Однажды я шел по двору «Мосфильма» и на мгновение почувствовал, как кто-то смотрит мне в спину. Обернувшись, я увидел, что из машины меня как-то подозрительно пристально разглядывает Пырьев. Увидев, что я заметил его взгляд, он улыбнулся, хлопнул дверцей, и машина уехала. Вскоре после этого мне позвонили из киногруппы «Братья Карамазовы» и попросили приехать.
Иван Александрович встретил меня любезно, даже подчеркнуто любезно и спросил меня, как я посмотрю на его предложение прорепетировать несколько сцен Митеньки. Я, ощущая, как забегали мурашки по спине, согласился. И начались репетиции, которые, вероятно, нужны были Ивану Александровичу для того, чтобы понять, стоит ли со мною связываться. Он все повторял, что это должен быть актерский фильм: «Я без актеров не смогу сделать картину».
Какие, наверное, мучительные сомнения испытывал он, прежде чем решиться на того или иного актера. И действительно, ошибка могла быть роковой. Если актеры не справятся с гигантскими задачами, которые перед ними ставил этот потрясающий роман Ф. М. Достоевского, то картины не получится. Пырьев был уверен только в выборе Кирилла Лаврова на роль Ивана да М. И. Прудкина на роль Федора Карамазова. Он сразу их увидел и не сомневался в правильности своего решения до конца. Может быть, имело значение то обстоятельство, что Марк Исаакович уже сыграл роль Федора Карамазова в спектакле Художественного театра. И сыграл блестяще.
Но ведь это театральная работа. А я знаю, что режиссеры не очень охотно берут в картину актеров с уже сыгранной ролью. Вероятно, боятся повтора, отсутствия свежести в восприятии материала. Но тут Пырьев просто не мыслил себе будущего фильма без участия Прудкина. Я не видел Марка Исааковича в этой роли на сцене, но на съемках я понял, почему Пырьев был так настойчив, приглашая Прудкина. А настойчивым ему надо было быть: Марк Исаакович сперва наотрез отказался. Почему? Здесь случай по-своему уникальный. Один из выдающихся актеров старшего поколения МХАТ, ученик К. С. Станиславского и В. И. Немировича-Данченко, ни разу не снимался в кино. Ни одного раза. Почему молодая муза кино была так капризна и не обращала внимания на одного из лучших актеров МХАТ? Ну кто поймет и разгадает женскую душу, да еще если речь идет о музе кино?

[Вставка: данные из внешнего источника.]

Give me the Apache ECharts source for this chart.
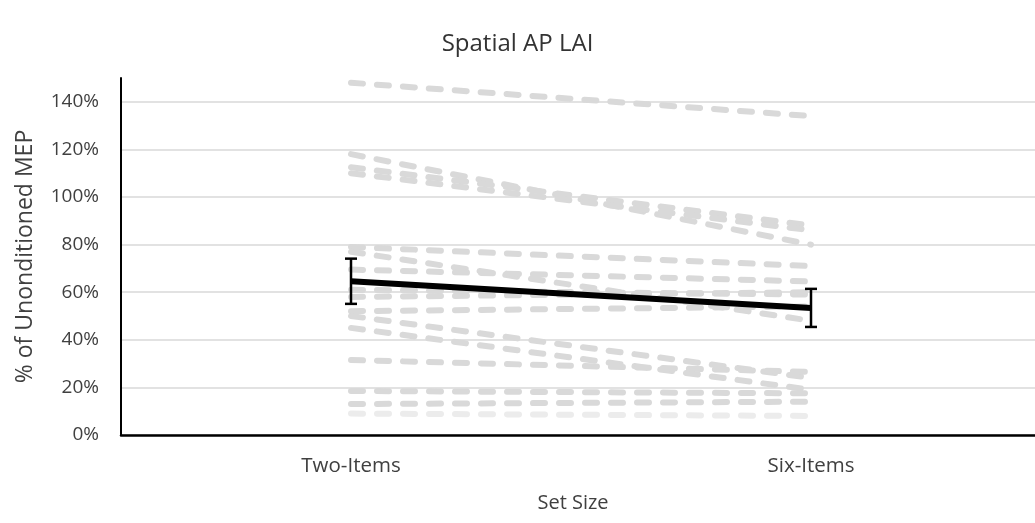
<!DOCTYPE html>
<html>
<head>
<meta charset="utf-8">
<script src="https://cdn.jsdelivr.net/npm/echarts@6/dist/echarts.min.js"></script>
<style>
html,body{margin:0;padding:0;background:#fff;}
#chart{width:1035px;height:523px;}
</style>
</head>
<body>
<div id="chart"></div>
<script>
const categories = ['Two-Items', 'Six-Items'];
// individual participants (% of unconditioned MEP)
const participantsTwo = [148, 118, 112.5, 110, 79, 77, 69.5, 61, 58, 52, 50, 45, 31.5, 18.5, 13, 9];
const participantsSix = [134, 80, 88, 86, 71, 48, 64.5, 59, 60, 54, 24, 19, 26.5, 17.5, 14, 8];
const meanValues = [64.6, 53.4];
const errorValues = [9.5, 8.0];
const yMin = 0, yMax = 150, yStep = 20;

const FONT = 'Open Sans';
const TXT = '#404040';

const series = [];
for (let i = 0; i < participantsTwo.length; i++) {
  series.push({
    type: 'line',
    data: [participantsTwo[i], participantsSix[i]],
    symbol: 'none',
    silent: true,
    z: 2,
    lineStyle: {
      color: i === participantsTwo.length - 1 ? '#ececec' : '#d9d9d9',
      width: 6,
      type: [12, 14],
      cap: 'round'
    }
  });
}
series.push({
  type: 'line',
  data: meanValues,
  symbol: 'none',
  z: 5,
  lineStyle: { color: '#000', width: 6 }
});
series.push({
  type: 'custom',
  z: 6,
  data: meanValues.map((m, i) => [i, m - errorValues[i], m + errorValues[i]]),
  renderItem: function (params, api) {
    const lo = api.coord([api.value(0), api.value(1)]);
    const hi = api.coord([api.value(0), api.value(2)]);
    const hw = 6;
    const st = { stroke: '#000', lineWidth: 2.5, fill: null };
    return {
      type: 'group',
      children: [
        { type: 'line', shape: { x1: lo[0], y1: lo[1], x2: hi[0], y2: hi[1] }, style: st },
        { type: 'line', shape: { x1: lo[0] - hw, y1: lo[1], x2: lo[0] + hw, y2: lo[1] }, style: st },
        { type: 'line', shape: { x1: hi[0] - hw, y1: hi[1], x2: hi[0] + hw, y2: hi[1] }, style: st }
      ]
    };
  }
});

const chart = echarts.init(document.getElementById('chart'), null, { renderer: 'canvas' });
chart.setOption({
  animation: false,
  backgroundColor: '#fff',
  title: {
    text: 'Spatial AP LAI',
    left: 'center',
    top: 27,
    textStyle: { fontFamily: FONT, fontSize: 24, fontWeight: 'normal', color: '#333' }
  },
  grid: { left: 121, width: 920, top: 78, bottom: 88, outerBoundsMode: 'none', containLabel: false },
  xAxis: {
    type: 'category',
    data: categories,
    boundaryGap: true,
    axisLine: { lineStyle: { color: '#000', width: 2.5 } },
    axisTick: { show: false },
    axisLabel: { fontFamily: FONT, fontSize: 20.5, color: TXT, margin: 21 },
    name: 'Set Size',
    nameLocation: 'middle',
    nameGap: 58,
    nameTextStyle: { fontFamily: FONT, fontSize: 20, color: TXT, padding: [0, 16, 0, 0] }
  },
  yAxis: {
    type: 'value',
    min: yMin,
    max: yMax,
    interval: yStep,
    axisLine: { show: true, lineStyle: { color: '#000', width: 2 } },
    axisTick: { show: false },
    splitLine: { show: true, showMaxLine: false, lineStyle: { color: '#d9d9d9', width: 1.5 } },
    axisLabel: {
      fontFamily: FONT, fontSize: 19, color: TXT, margin: 22,
      showMaxLabel: false,
      formatter: v => (v % yStep === 0 ? v + '%' : '')
    },
    name: '% of Unonditioned MEP',
    nameLocation: 'middle',
    nameGap: 84,
    nameTextStyle: { fontFamily: FONT, fontSize: 23, color: TXT }
  },
  series: series
});
</script>
</body>
</html>
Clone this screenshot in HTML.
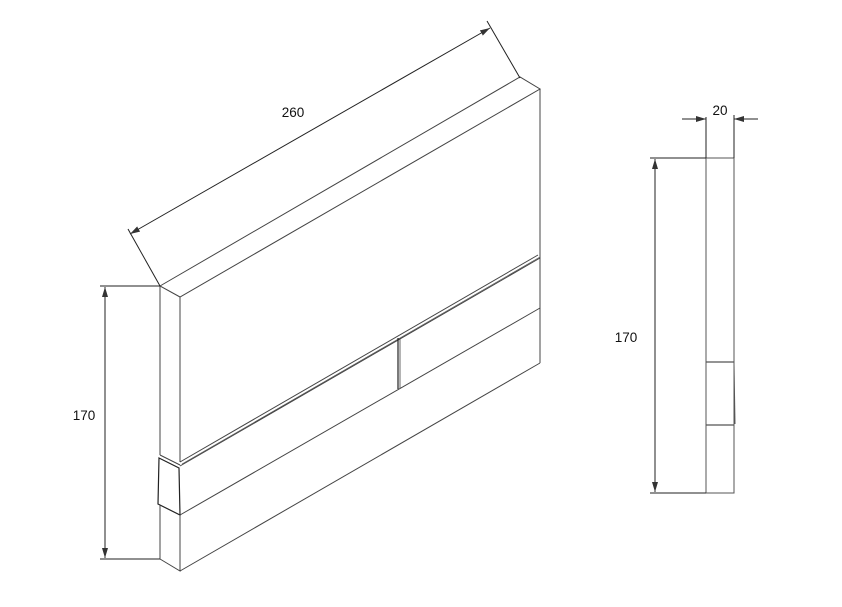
<!DOCTYPE html>
<html><head><style>html,body{margin:0;padding:0;background:#fff}svg{display:block}</style></head>
<body>
<svg width="842" height="607" viewBox="0 0 842 607" xmlns="http://www.w3.org/2000/svg">
<defs>
<marker id="a" viewBox="0 0 10 6" refX="10" refY="3" markerWidth="10" markerHeight="6" markerUnits="userSpaceOnUse" orient="auto"><path d="M0,0 L10,3 L0,6 z" fill="#333"/></marker>
<marker id="b" viewBox="0 0 10 6" refX="0" refY="3" markerWidth="10" markerHeight="6" markerUnits="userSpaceOnUse" orient="auto"><path d="M10,0 L0,3 L10,6 z" fill="#333"/></marker>
</defs>
<g fill="none" stroke="#444" stroke-width="1">
<path d="M160,286 L520,77 L540,89 L180,297 Z"/>
<line x1="180" y1="297" x2="180" y2="462"/>
<line x1="540" y1="89" x2="540" y2="363"/>
<line x1="180" y1="571" x2="540" y2="363"/>
<line x1="160" y1="286" x2="160" y2="455"/>
<path d="M160,455 L180,465"/>
<path d="M180,462 L538,255"/>
<path d="M180,466 L540,258"/>
<path d="M182,464 L540,257" stroke-width="0.6"/>
<path d="M159,458 L179,468 L180,515 L158,504 Z" stroke="#222" stroke-width="1.2"/>
<line x1="180" y1="515" x2="540" y2="308"/>
<line x1="160" y1="505" x2="160" y2="559"/>
<path d="M160,559 L180,571 L180,515"/>
<line x1="398" y1="338" x2="398" y2="389" stroke="#222" stroke-width="1.2"/>
<line x1="400" y1="338" x2="400" y2="388" stroke-width="0.8"/>
</g>
<g fill="none" stroke="#222" stroke-width="1">
<line x1="160" y1="286" x2="128" y2="229"/>
<line x1="520" y1="78" x2="487" y2="21"/>
<line x1="130" y1="234" x2="490" y2="28" marker-start="url(#b)" marker-end="url(#a)"/>
<line x1="100" y1="286" x2="160" y2="286"/>
<line x1="100" y1="559" x2="160" y2="559"/>
<line x1="105" y1="287" x2="105" y2="558" marker-start="url(#b)" marker-end="url(#a)"/>
<rect x="706" y="158" width="28" height="335" stroke="#555"/>
<line x1="706" y1="362" x2="734" y2="362" stroke="#555" stroke-width="1.2"/>
<line x1="706" y1="425" x2="734" y2="425" stroke="#555" stroke-width="1.2"/>
<line x1="734" y1="364" x2="735" y2="424" stroke="#555"/>
<line x1="706" y1="117" x2="706" y2="158"/>
<line x1="734" y1="115" x2="734" y2="158"/>
<line x1="682" y1="119" x2="706" y2="119" marker-end="url(#a)"/>
<line x1="758" y1="119" x2="734" y2="119" marker-end="url(#a)"/>
<line x1="650" y1="158" x2="706" y2="158"/>
<line x1="650" y1="493" x2="706" y2="493"/>
<line x1="655" y1="159" x2="655" y2="492" marker-start="url(#b)" marker-end="url(#a)"/>
</g>
<g font-family="Liberation Sans, sans-serif" font-size="13.5" fill="#111">
<text x="293" y="117" text-anchor="middle">260</text>
<text x="84" y="420" text-anchor="middle">170</text>
<text x="720" y="115" text-anchor="middle">20</text>
<text x="626" y="342" text-anchor="middle">170</text>
</g>
</svg>
</body></html>
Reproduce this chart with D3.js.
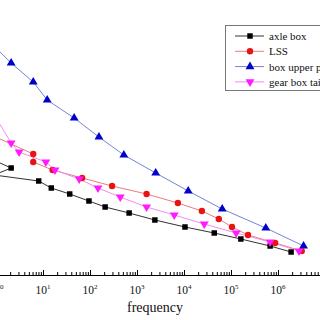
<!DOCTYPE html>
<html>
<head>
<meta charset="utf-8">
<script src="https://cdn.jsdelivr.net/npm/d3@7"></script>
<style>
  body { margin: 0; background: #fff; }
  text { font-family: "Liberation Serif", "DejaVu Serif", serif; }
</style>
</head>
<body>
<div id="chart"></div>
<script>
// svg size
var svgWidth = 320;
var svgHeight = 320;

// series names shown in the legend
var seriesNames = ["axle box", "LSS", "box upper part", "gear box tail"];

// frequency (x) and value (y) of every point
var axleFreq = [0.46, 2.1, 0.91, 8.1, 15, 37, 95, 210, 680, 2400, 10500, 44000, 162000, 680000, 1900000];
var axleVal  = [4.84, 4.28, 4.00, 3.76, 3.48, 3.24, 2.96, 2.72, 2.48, 2.20, 1.92, 1.68, 1.44, 1.16, 0.92];

var lssFreq = [0.46, 6.2, 6.2, 16, 68, 295, 1600, 7400, 24000, 55000, 105000, 230000, 870000, 3200000];
var lssVal  = [5.80, 4.84, 4.52, 4.20, 3.88, 3.56, 3.24, 2.88, 2.56, 2.24, 1.92, 1.60, 1.28, 0.96];

var upperFreq = [0.46, 2.1, 6.2, 12.3, 46, 155, 525, 2500, 12300, 65000, 550000, 3500000];
var upperVal  = [9.72, 8.48, 7.72, 7.00, 6.28, 5.52, 4.80, 4.08, 3.36, 2.64, 1.88, 1.16];

var tailFreq = [0.59, 2.1, 3.1, 11.5, 18, 59, 148, 440, 1600, 6200, 27000, 129000, 680000, 2800000];
var tailVal  = [7.00, 5.28, 4.92, 4.52, 4.20, 3.84, 3.48, 3.12, 2.72, 2.40, 2.04, 1.68, 1.32, 0.96];

// decade exponents for tick labels
var tickExponents = [0, 1, 2, 3, 4, 5, 6];

// styles per series
var lineColors   = ["#333333", "#ee7a7a", "#7384d4", "#f08cf0"];
var markerColors = ["#000000", "#e81414", "#0000cc", "#ff1aff"];
var markerShapes = [d3.symbolSquare, d3.symbolCircle, d3.symbolTriangle, d3.symbolTriangle];
var markerSizes  = [30, 32, 34, 34];

var svg = d3.select("#chart")
  .append("svg")
  .attr("width", svgWidth)
  .attr("height", svgHeight);

// scales (plot is cropped: left axis and top are outside the picture)
var xScale = d3.scaleLog()
  .domain([1, 1e7])
  .range([-4, 325]);

var yScale = d3.scaleLinear()
  .domain([0, 11])
  .range([275, 0]);

var series = [
  { freq: axleFreq, val: axleVal },
  { freq: lssFreq, val: lssVal },
  { freq: upperFreq, val: upperVal },
  { freq: tailFreq, val: tailVal }
];

// x axis, ticks pointing inward
var majorTicks = tickExponents.map(e => Math.pow(10, e));
var minorTicks = [];
for (var e = -1; e < 7; e++) {
  for (var k = 2; k < 10; k++) minorTicks.push(k * Math.pow(10, e));
}
minorTicks = minorTicks.filter(v => v > 1);

var axisG = svg.append("g").attr("transform", "translate(0,275)");
axisG.call(d3.axisBottom(xScale).tickValues(minorTicks).tickSize(-3).tickFormat(""))
  .call(g => g.select(".domain").remove());
axisG.append("g")
  .call(d3.axisBottom(xScale).tickValues(majorTicks).tickSize(-5).tickSizeOuter(0).tickFormat(""))
  .call(g => g.select(".domain").remove());
axisG.selectAll("line").attr("stroke", "#000").attr("stroke-width", 1);
axisG.append("line")
  .attr("x1", 0).attr("x2", svgWidth)
  .attr("y1", 0.5).attr("y2", 0.5)
  .attr("stroke", "#000").attr("stroke-width", 1.2);

// tick labels 10^n
var labels = svg.append("g").selectAll("text")
  .data(tickExponents)
  .enter()
  .append("text")
  .attr("x", d => xScale(Math.pow(10, d)))
  .attr("y", 294)
  .attr("text-anchor", "middle")
  .attr("font-size", 11.5)
  .attr("fill", "#111");
labels.append("tspan").text("10");
labels.append("tspan")
  .attr("dy", -5)
  .attr("font-size", 7)
  .text(d => d);

// axis title
svg.append("text")
  .attr("x", 155)
  .attr("y", 312)
  .attr("text-anchor", "middle")
  .attr("font-size", 14)
  .attr("fill", "#111")
  .text("frequency");

// lines and markers
var line = d3.line()
  .x(d => xScale(d[0]))
  .y(d => yScale(d[1]));

series.forEach(function (s, i) {
  var pts = s.freq.map((f, j) => [f, s.val[j]]);
  svg.append("path")
    .datum(pts)
    .attr("d", line)
    .attr("fill", "none")
    .attr("stroke", lineColors[i])
    .attr("stroke-width", 1);
});

series.forEach(function (s, i) {
  var pts = s.freq.map((f, j) => [f, s.val[j]]);
  svg.append("g").selectAll("path")
    .data(pts)
    .enter()
    .append("path")
    .attr("d", d3.symbol().type(markerShapes[i]).size(markerSizes[i]))
    .attr("transform", d => `translate(${xScale(d[0])},${yScale(d[1])})` + (i === 3 ? " rotate(180)" : ""))
    .attr("fill", markerColors[i]);
});

// legend
var legend = svg.append("g");
legend.append("rect")
  .attr("x", 225.5).attr("y", 25.5)
  .attr("width", 110).attr("height", 65)
  .attr("fill", "#fff")
  .attr("stroke", "#777")
  .attr("stroke-width", 1);

var legendRows = legend.selectAll("g.row")
  .data(seriesNames)
  .enter()
  .append("g")
  .attr("class", "row")
  .attr("transform", (d, i) => `translate(0,${36 + i * 15.3})`);

legendRows.append("line")
  .attr("x1", 235).attr("x2", 264)
  .attr("y1", 0).attr("y2", 0)
  .attr("stroke", (d, i) => lineColors[i])
  .attr("stroke-width", 1);

legendRows.append("path")
  .attr("d", (d, i) => d3.symbol().type(markerShapes[i]).size(markerSizes[i])())
  .attr("transform", (d, i) => "translate(250,0)" + (i === 3 ? " rotate(180)" : ""))
  .attr("fill", (d, i) => markerColors[i]);

legendRows.append("text")
  .attr("x", 269)
  .attr("y", 4)
  .attr("font-size", 11)
  .attr("fill", "#111")
  .text(d => d);
</script>
</body>
</html>
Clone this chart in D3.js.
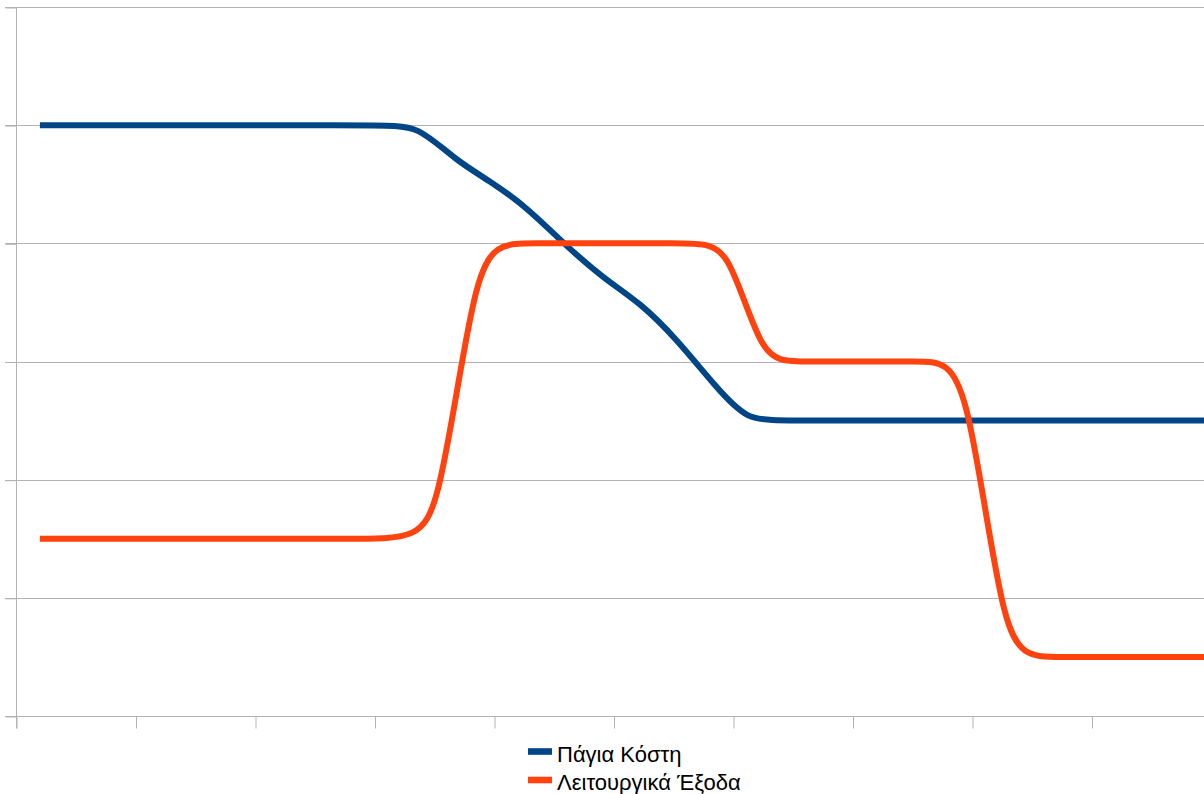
<!DOCTYPE html>
<html>
<head>
<meta charset="utf-8">
<script src="https://cdn.jsdelivr.net/npm/d3@7"></script>
<style>
  html, body { margin: 0; padding: 0; background: #fff; }
  svg { display: block; }
  text { font-family: "Liberation Sans", Arial, sans-serif; }
</style>
</head>
<body>
<svg id="chart" width="1204" height="794"></svg>
<script>
// Series: x position on the numeric axis and value, smoothed with a B-spline
const seriesNames = ["Πάγια Κόστη", "Λειτουργικά Έξοδα"];
const seriesColors = ["#004586", "#ff420e"];

const fixedCostX = [1, 15.4, 16.8, 18.4, 19.9, 21.4, 22.9, 24.6, 26.1, 27.6, 29.3, 30.6, 32.0, 50];
const fixedCostY = [5, 5, 5, 4.70, 4.52, 4.30, 4.0, 3.70, 3.50, 3.20, 2.78, 2.5, 2.5, 2.5];

const operatingX = [1, 16.05, 17.65, 19.25, 20.85, 28.4, 29.8, 31.2, 32.6, 38.2, 39.78, 41.33, 42.9, 50];
const operatingY = [1.5, 1.5, 1.5, 4, 4, 4, 4, 3, 3, 3, 3, 0.5, 0.5, 0.5];

// Axis ticks
const xTicks = d3.range(0, 55, 5);
const yTicks = d3.range(0, 7, 1);

const svg = d3.select("#chart");
const plotLeft = 16, plotRight = 1211, plotTop = 7, plotBottom = 716;

const x = d3.scaleLinear().domain([0, 50]).range([plotLeft, plotRight]);
const y = d3.scaleLinear().domain([0, 6]).range([plotBottom, plotTop]);

const gridColor = "#b3b3b3";

// Horizontal gridlines
svg.append("g")
  .selectAll("line")
  .data(yTicks.filter(d => d > 0))
  .join("line")
  .attr("x1", plotLeft - 11).attr("x2", 1204)
  .attr("y1", d => Math.round(y(d)) + 0.5)
  .attr("y2", d => Math.round(y(d)) + 0.5)
  .attr("stroke", gridColor)
  .attr("stroke-width", 1);

// Y axis with outward ticks
const yAxis = d3.axisLeft(y).tickValues(yTicks).tickSize(11).tickFormat("");
const gy = svg.append("g")
  .attr("transform", `translate(${plotLeft + 0.5},0.5)`)
  .call(yAxis);
gy.select(".domain").attr("stroke", gridColor).attr("d", `M0,${plotTop}V${plotBottom + 12}`);
gy.selectAll(".tick line").attr("stroke", gridColor);

// X axis with downward ticks
const xAxis = d3.axisBottom(x).tickValues(xTicks).tickSize(12).tickFormat("");
const gx = svg.append("g")
  .attr("transform", `translate(0.5,${plotBottom + 0.5})`)
  .call(xAxis);
gx.select(".domain").attr("stroke", gridColor).attr("d", `M${plotLeft - 11},0H${plotRight}`);
gx.selectAll(".tick line").attr("stroke", gridColor);

// Series lines
const series = [
  { name: seriesNames[0], color: seriesColors[0], pts: d3.zip(fixedCostX, fixedCostY) },
  { name: seriesNames[1], color: seriesColors[1], pts: d3.zip(operatingX, operatingY) }
];

const line = d3.line()
  .x(d => x(d[0]))
  .y(d => y(d[1]))
  .curve(d3.curveBasis);

series.forEach(s => {
  svg.append("path")
    .datum(s.pts)
    .attr("fill", "none")
    .attr("stroke", s.color)
    .attr("stroke-width", 6)
    .attr("stroke-linejoin", "round")
    .attr("d", line);
});

// Legend
const legend = svg.append("g").attr("transform", "translate(528,751.5)");
series.forEach((s, i) => {
  const g = legend.append("g").attr("transform", `translate(0,${i * 28.5})`);
  g.append("rect")
    .attr("x", 0).attr("y", -3.3)
    .attr("width", 24).attr("height", 6.6)
    .attr("fill", s.color);
  g.append("text")
    .attr("x", 29).attr("y", 10)
    .attr("font-size", 22)
    .attr("fill", "#000")
    .text(s.name);
});
</script>
</body>
</html>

Итак, многие годы она упрямо и упорно не смотрела в сторону Марка Исааковича и вдруг поняла, как она была не права. Но тут Прудкин так же упрямо отказался сниматься. Почему? Не поверил? Испугался необычных для него условий съемок? Не захотел менять привычную, нормальную атмосферу родного театра на странный для стороннего человека мир кино? Мир, похожий одновременно и на фабрику, и на театр без зрителей, и на шаманство; мир, где режиссер танцует какой-то странный танец перед актером, убеждая его (а главным образом себя), что это единственно правильный ход в решении сцены или роли; мир, в котором все спешат, все подгоняют друг друга, но в котором в то же время никогда нельзя опоздать, потому что все делается на удивление медленно; мир, похожий на маскарад, где есть и ряженые и их обслуживающие и где все залито беспощадным ослепляющим светом. Мир странный, притягивающий к себе, обещающий и очень часто обманывающий, пугающий и манящий. Мир, где нужно иметь ослиное терпение, чувствительность газели, непробиваемую шкуру бегемота. Испугался ли Прудкин, был ли обижен, просто не захотел, но он отказался.